Local resident working to increase the reading ability of Kingston-Galloway students
Posted November 29, 2024 11:33 am.
Last Updated November 29, 2024 11:36 am.
For some, school is stimulating. But for others, it can be really rote — a learning style that doesn’t suit everyone.
That’s why one group in Scarborough launched an innovative teaching model that aims to help all kids learn how to read.
Kingston-Galloway/Orton Park (KGO) is a Scarborough neighbourhood that sits between Woburn and West Hill.
In 2011, nearly half of all grade three students in KGO didn’t meet Ontario’s standards for reading. In response, local resident Camesha Cox came up with a solution and launched The Reading Partnership that same year.
Thirteen years ago, 49 to 60 per cent of grade three classrooms across KGO did not meet Ontario’s standards for reading, according to Cox. But during the COVID-19 pandemic, those numbers increased even more, with 70 to 80 per cent of kids in KGO failing to meet Ontario’s standards for reading.
“As an educator, I understand very deeply that the response to this has to be a collective effort, right? Teachers alone cannot respond to this,” Cox explains.

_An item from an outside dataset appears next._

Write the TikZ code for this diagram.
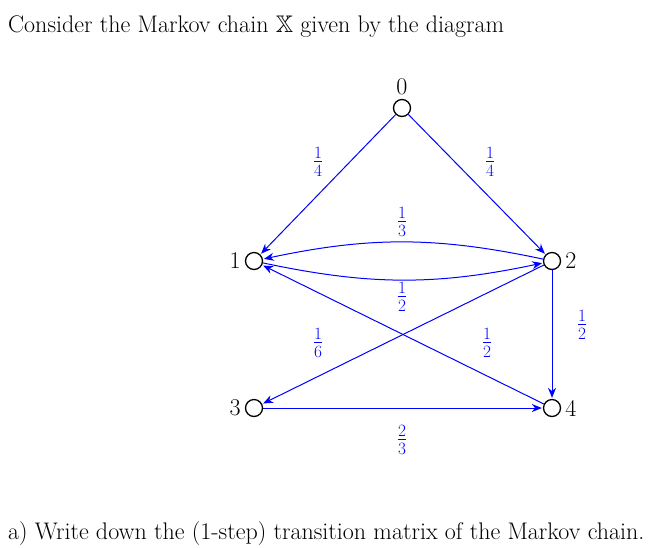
\documentclass[tikz,border=0pt]{standalone}
\usepackage{amssymb}
\usetikzlibrary{arrows.meta}
\begin{document}
\begin{tikzpicture}[x=1pt,y=-1pt,
  st/.style={circle,draw,line width=1.3pt,minimum size=17pt,inner sep=0pt},
  ed/.style={blue,line width=1pt,-{Stealth[length=10pt,width=8pt]},shorten >=1pt},
  lb/.style={blue,font=\fontsize{24}{28}\selectfont},
  tx/.style={font=\fontsize{24}{28}\selectfont,anchor=base west,inner sep=0pt}]
\useasboundingbox (0,0) rectangle (668,547);
\node[tx] (t1) at (8,32) {Consider the Markov chain $\mathbb{X}$ given by the diagram};
\node[tx] (t2) at (8,539) {a) Write down the (1-step) transition matrix of the Markov chain.};
\node[st] (n0) at (402,108) {};
\node[st] (n1) at (254,261) {};
\node[st] (n2) at (552,261) {};
\node[st] (n3) at (254,408) {};
\node[st] (n4) at (552,408) {};
\node[tx,anchor=south] at (n0.north) [yshift=4pt] {0};
\node[tx,anchor=east] at (n1.west) [xshift=-4pt] {1};
\node[tx,anchor=west] at (n2.east) [xshift=4pt] {2};
\node[tx,anchor=east] at (n3.west) [xshift=-4pt] {3};
\node[tx,anchor=west] at (n4.east) [xshift=4pt] {4};
\draw[ed] (n0) -- (n1);
\draw[ed] (n0) -- (n2);
\draw[ed] (n2) to[bend right=12] (n1);
\draw[ed] (n1) to[bend right=12] (n2);
\draw[ed] (n2) -- (n3);
\draw[ed] (n4) -- (n1);
\draw[ed] (n2) -- (n4);
\draw[ed] (n3) -- (n4);
\node[lb] at (318,162) {$\frac14$};
\node[lb] at (490,162) {$\frac14$};
\node[lb] at (402,222) {$\frac13$};
\node[lb] at (402,297) {$\frac12$};
\node[lb] at (318,343) {$\frac16$};
\node[lb] at (487,343) {$\frac12$};
\node[lb] at (582,325) {$\frac12$};
\node[lb] at (402,440) {$\frac23$};
\end{tikzpicture}
\end{document}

“Imagine being in a class where 80 per cent of your students need one-to-one support. How do you provide that? So we really have to have all caring adults in a child’s life, equipped to support them, right? In school, at home and in the community. And that’s what we do through our work.”
The Reading Partnership is a literacy program that collaborates with local schools and nonprofits like the Scarborough Centre for Healthy Communities (SCHC). While the program provides literacy material, SCHC creates partnerships with schools, finds families in need and delivers in-person programming.
“I’m a parent that’s struggling to make it, and I don’t generally have time for the kids. Now, how [The Reading Partnership for Parents] affected me is…I have time for them. I have different ways to teach them now,” says participant Felix Egbe.
“[Some] families don’t want to open up…because they’re afraid of being judged. I find certain stigmas are attached to certain groups of persons,” says Antoinette Brown, a SCHC staff member. “Some of the resources that might be there … families may not want to take advantage of.”
Brown says the result is some parents don’t access resources, such as a reading program.
Last year, at Willow Park Jr. Public School, 80 per cent of third-grade students were not meeting Ontario’s reading standards. After The Reading Partnership stepped in, that number has fallen to 70 per cent.
The Reading Partnership now serves 130 families across four communities in Toronto, and continues to grow by equipping organizations like SCHC to lead and facilitate their own local programs.